Brief:
Reproduce precisely the lines of the listing below, starting with the line that contains "Give me the" and stopping after the line that contains "const s3639_1055_C = [0.002, 0.009, 0.263, 0.2715];"; include nothing else.

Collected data
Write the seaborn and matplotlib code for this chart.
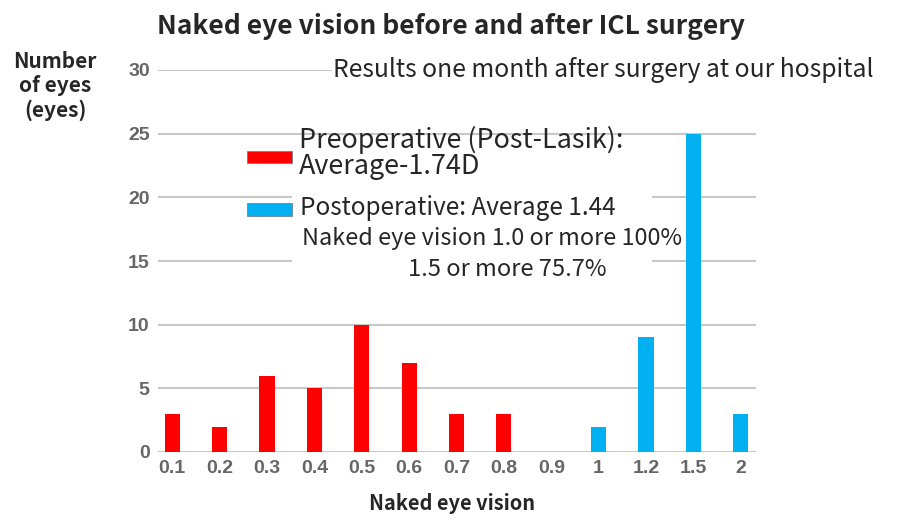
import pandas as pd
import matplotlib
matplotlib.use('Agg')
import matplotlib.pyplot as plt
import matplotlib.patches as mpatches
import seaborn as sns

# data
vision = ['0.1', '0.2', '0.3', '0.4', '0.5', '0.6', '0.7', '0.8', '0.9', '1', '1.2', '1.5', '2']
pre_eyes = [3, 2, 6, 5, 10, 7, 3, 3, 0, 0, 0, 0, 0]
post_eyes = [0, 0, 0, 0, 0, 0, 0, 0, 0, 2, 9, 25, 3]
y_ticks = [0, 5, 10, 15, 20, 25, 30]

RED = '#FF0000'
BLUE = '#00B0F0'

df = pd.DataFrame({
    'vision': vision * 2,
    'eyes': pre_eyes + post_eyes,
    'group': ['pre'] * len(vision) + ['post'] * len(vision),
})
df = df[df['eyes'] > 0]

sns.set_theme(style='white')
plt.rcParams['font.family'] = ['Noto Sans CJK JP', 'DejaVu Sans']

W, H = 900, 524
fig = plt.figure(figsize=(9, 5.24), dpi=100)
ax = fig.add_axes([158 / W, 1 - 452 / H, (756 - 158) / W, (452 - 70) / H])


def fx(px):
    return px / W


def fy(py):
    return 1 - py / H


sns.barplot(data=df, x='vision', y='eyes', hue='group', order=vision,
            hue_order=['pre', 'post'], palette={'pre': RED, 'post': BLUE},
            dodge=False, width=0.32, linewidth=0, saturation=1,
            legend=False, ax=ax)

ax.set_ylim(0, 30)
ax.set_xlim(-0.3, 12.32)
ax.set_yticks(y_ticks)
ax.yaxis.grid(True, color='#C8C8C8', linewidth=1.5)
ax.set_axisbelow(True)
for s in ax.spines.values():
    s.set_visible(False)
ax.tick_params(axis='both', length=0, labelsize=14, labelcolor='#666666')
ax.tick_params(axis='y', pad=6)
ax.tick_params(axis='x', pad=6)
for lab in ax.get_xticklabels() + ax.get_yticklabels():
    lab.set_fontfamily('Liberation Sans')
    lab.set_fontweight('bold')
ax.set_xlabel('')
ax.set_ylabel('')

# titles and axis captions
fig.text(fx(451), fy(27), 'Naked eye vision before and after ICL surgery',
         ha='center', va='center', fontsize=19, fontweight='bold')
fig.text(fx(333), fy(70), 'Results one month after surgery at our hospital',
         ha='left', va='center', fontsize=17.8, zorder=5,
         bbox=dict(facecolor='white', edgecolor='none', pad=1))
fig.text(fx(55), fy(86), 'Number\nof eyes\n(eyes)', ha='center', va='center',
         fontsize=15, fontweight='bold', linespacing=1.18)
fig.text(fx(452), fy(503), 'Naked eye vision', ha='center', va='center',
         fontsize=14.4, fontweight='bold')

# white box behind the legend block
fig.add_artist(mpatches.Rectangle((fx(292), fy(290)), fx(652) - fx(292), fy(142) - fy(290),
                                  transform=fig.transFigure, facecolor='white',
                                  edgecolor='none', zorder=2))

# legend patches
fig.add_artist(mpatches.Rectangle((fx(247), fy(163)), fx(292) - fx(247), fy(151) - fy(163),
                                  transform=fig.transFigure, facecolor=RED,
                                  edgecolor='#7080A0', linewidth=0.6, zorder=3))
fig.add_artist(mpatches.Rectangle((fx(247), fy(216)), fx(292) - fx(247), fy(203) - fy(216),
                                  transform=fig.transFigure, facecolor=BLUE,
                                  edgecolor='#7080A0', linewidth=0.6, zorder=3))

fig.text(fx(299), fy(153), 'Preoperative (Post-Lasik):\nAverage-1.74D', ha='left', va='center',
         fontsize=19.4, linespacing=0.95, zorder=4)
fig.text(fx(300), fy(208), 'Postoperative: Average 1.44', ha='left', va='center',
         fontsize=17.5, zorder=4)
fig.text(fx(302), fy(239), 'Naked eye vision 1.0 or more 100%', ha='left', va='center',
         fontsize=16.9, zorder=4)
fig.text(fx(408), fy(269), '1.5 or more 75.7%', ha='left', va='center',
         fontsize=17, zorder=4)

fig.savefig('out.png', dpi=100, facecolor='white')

* * *

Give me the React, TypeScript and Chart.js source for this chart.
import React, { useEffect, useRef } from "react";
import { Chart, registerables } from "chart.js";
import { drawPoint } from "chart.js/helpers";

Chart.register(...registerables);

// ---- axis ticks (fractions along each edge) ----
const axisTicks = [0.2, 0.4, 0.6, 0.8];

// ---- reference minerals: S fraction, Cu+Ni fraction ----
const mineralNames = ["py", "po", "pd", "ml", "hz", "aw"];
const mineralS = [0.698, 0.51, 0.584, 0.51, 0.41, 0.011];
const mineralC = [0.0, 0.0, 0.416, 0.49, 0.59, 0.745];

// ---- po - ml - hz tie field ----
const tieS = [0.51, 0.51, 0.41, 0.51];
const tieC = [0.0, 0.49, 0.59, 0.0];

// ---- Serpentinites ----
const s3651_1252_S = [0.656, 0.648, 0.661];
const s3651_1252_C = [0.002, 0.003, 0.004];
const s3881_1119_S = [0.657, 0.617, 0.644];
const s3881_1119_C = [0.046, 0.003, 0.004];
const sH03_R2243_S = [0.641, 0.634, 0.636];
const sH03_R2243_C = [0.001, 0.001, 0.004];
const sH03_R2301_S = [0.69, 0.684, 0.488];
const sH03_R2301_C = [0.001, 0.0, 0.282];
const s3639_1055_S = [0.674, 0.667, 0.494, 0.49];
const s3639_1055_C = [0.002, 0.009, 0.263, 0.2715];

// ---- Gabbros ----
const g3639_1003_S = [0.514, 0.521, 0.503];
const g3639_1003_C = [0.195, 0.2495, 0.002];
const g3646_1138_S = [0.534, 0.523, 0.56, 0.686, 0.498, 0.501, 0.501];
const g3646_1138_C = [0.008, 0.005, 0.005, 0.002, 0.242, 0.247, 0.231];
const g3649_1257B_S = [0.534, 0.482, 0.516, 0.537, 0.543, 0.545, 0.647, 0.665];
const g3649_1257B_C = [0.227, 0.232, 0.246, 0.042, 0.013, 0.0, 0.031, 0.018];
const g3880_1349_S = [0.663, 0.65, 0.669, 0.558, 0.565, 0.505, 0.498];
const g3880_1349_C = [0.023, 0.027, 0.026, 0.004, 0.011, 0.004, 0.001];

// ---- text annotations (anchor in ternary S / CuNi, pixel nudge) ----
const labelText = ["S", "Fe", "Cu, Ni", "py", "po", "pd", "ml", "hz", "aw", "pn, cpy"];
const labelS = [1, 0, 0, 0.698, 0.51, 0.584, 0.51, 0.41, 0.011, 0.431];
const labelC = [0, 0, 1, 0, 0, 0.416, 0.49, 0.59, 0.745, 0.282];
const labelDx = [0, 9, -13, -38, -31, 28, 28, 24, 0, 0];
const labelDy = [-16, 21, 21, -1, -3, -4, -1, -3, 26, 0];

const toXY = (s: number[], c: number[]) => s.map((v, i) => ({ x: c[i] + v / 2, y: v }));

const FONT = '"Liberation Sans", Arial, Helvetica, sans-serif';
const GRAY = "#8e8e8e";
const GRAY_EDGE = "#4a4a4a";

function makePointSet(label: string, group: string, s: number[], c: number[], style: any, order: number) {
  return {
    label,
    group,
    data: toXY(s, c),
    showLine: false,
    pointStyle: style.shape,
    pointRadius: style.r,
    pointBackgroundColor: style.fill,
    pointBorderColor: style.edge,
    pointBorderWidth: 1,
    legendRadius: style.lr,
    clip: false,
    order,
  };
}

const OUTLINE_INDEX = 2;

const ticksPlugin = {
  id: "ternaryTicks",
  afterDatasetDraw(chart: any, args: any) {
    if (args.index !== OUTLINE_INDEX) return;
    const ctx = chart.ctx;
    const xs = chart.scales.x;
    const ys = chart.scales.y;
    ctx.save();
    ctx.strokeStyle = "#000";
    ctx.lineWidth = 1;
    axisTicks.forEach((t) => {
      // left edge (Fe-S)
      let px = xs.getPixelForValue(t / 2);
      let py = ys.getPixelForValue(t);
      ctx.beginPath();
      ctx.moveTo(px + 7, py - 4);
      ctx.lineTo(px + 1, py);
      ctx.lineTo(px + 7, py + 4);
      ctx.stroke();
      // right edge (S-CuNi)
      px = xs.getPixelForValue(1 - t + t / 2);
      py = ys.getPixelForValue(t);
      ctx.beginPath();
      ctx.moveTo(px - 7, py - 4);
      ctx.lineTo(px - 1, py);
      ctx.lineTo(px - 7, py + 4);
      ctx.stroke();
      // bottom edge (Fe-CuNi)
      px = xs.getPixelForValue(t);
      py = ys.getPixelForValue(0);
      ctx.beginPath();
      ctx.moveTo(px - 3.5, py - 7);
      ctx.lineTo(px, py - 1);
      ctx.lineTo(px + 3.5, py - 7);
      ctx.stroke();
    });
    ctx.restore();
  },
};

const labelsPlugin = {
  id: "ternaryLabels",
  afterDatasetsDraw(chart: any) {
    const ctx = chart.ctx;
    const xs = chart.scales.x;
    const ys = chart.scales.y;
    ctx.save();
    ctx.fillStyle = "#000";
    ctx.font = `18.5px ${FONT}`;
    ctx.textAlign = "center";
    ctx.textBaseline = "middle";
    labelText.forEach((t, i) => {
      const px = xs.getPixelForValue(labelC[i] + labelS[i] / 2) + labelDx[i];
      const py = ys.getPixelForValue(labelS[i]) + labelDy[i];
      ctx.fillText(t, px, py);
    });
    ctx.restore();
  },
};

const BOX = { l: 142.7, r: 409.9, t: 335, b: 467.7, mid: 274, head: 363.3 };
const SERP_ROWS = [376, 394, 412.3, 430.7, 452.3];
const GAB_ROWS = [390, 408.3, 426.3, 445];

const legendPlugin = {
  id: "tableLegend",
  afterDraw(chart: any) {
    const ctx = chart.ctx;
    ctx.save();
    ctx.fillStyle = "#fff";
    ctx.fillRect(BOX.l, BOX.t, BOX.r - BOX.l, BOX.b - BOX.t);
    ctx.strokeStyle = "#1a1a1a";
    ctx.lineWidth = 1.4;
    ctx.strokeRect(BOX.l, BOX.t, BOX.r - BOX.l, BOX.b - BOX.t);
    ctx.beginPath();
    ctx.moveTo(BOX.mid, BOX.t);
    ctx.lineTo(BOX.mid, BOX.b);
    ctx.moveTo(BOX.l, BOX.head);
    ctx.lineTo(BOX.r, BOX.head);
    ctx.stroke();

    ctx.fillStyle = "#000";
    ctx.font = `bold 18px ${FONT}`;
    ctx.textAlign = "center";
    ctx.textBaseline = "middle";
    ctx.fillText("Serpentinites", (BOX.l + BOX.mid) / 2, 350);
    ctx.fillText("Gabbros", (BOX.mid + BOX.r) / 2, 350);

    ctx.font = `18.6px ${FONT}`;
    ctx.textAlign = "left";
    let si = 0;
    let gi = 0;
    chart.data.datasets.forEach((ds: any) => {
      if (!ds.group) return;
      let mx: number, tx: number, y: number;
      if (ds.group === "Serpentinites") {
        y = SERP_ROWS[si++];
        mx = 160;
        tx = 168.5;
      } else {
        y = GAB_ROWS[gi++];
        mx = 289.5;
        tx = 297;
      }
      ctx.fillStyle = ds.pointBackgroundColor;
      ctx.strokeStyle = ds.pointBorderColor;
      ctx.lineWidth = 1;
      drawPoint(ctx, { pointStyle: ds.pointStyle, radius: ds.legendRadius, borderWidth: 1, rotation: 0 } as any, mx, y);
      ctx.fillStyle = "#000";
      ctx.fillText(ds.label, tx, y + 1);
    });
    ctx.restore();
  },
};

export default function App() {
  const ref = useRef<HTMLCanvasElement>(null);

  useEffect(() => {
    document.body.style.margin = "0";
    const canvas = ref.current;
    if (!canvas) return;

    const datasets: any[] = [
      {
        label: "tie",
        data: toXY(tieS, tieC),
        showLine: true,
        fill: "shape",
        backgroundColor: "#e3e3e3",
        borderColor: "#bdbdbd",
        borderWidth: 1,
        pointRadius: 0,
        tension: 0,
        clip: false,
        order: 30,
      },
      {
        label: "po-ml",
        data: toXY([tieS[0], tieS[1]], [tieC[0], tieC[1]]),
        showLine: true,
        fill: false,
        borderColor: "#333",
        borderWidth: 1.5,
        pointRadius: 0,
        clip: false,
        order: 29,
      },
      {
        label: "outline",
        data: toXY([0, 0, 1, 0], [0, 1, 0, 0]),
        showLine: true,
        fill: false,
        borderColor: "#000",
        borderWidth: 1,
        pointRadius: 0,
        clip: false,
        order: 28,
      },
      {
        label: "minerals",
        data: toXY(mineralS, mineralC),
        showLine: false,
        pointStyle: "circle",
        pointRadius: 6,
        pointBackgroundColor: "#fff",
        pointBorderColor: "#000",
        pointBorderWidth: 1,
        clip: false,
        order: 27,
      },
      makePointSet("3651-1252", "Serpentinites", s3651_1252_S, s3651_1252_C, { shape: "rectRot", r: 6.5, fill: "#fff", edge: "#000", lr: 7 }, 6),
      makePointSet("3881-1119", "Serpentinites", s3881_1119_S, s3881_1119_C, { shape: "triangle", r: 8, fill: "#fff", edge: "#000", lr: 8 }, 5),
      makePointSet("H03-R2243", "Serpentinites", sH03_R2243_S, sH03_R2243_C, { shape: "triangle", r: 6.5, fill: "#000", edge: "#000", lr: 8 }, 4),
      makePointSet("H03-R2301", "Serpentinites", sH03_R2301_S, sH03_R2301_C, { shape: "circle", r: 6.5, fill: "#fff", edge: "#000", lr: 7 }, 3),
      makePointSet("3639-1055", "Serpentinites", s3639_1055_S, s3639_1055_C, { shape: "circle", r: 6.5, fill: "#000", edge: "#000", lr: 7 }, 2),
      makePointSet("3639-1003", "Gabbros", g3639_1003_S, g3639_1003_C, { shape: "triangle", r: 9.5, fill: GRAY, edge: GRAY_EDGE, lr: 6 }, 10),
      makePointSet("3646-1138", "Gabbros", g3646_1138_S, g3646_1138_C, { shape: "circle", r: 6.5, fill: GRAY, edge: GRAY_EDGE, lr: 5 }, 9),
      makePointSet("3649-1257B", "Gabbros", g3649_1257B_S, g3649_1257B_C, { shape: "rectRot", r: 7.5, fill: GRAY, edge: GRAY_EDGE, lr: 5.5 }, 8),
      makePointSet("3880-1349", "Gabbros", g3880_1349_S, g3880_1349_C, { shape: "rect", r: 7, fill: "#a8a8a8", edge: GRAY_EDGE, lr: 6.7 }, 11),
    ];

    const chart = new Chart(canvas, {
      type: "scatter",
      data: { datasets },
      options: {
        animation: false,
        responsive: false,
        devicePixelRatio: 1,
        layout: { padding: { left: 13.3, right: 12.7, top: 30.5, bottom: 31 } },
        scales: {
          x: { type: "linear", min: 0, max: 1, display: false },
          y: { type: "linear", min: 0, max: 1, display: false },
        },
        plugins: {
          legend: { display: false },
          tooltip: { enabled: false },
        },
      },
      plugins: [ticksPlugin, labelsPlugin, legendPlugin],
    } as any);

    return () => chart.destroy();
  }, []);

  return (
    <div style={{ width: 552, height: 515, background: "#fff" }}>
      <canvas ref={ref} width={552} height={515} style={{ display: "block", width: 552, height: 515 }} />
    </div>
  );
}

Full response:
Give me the React, TypeScript and Chart.js source for this chart.
import React, { useEffect, useRef } from "react";
import { Chart, registerables } from "chart.js";
import { drawPoint } from "chart.js/helpers";

Chart.register(...registerables);

// ---- axis ticks (fractions along each edge) ----
const axisTicks = [0.2, 0.4, 0.6, 0.8];

// ---- reference minerals: S fraction, Cu+Ni fraction ----
const mineralNames = ["py", "po", "pd", "ml", "hz", "aw"];
const mineralS = [0.698, 0.51, 0.584, 0.51, 0.41, 0.011];
const mineralC = [0.0, 0.0, 0.416, 0.49, 0.59, 0.745];

// ---- po - ml - hz tie field ----
const tieS = [0.51, 0.51, 0.41, 0.51];
const tieC = [0.0, 0.49, 0.59, 0.0];

// ---- Serpentinites ----
const s3651_1252_S = [0.656, 0.648, 0.661];
const s3651_1252_C = [0.002, 0.003, 0.004];
const s3881_1119_S = [0.657, 0.617, 0.644];
const s3881_1119_C = [0.046, 0.003, 0.004];
const sH03_R2243_S = [0.641, 0.634, 0.636];
const sH03_R2243_C = [0.001, 0.001, 0.004];
const sH03_R2301_S = [0.69, 0.684, 0.488];
const sH03_R2301_C = [0.001, 0.0, 0.282];
const s3639_1055_S = [0.674, 0.667, 0.494, 0.49];
const s3639_1055_C = [0.002, 0.009, 0.263, 0.2715];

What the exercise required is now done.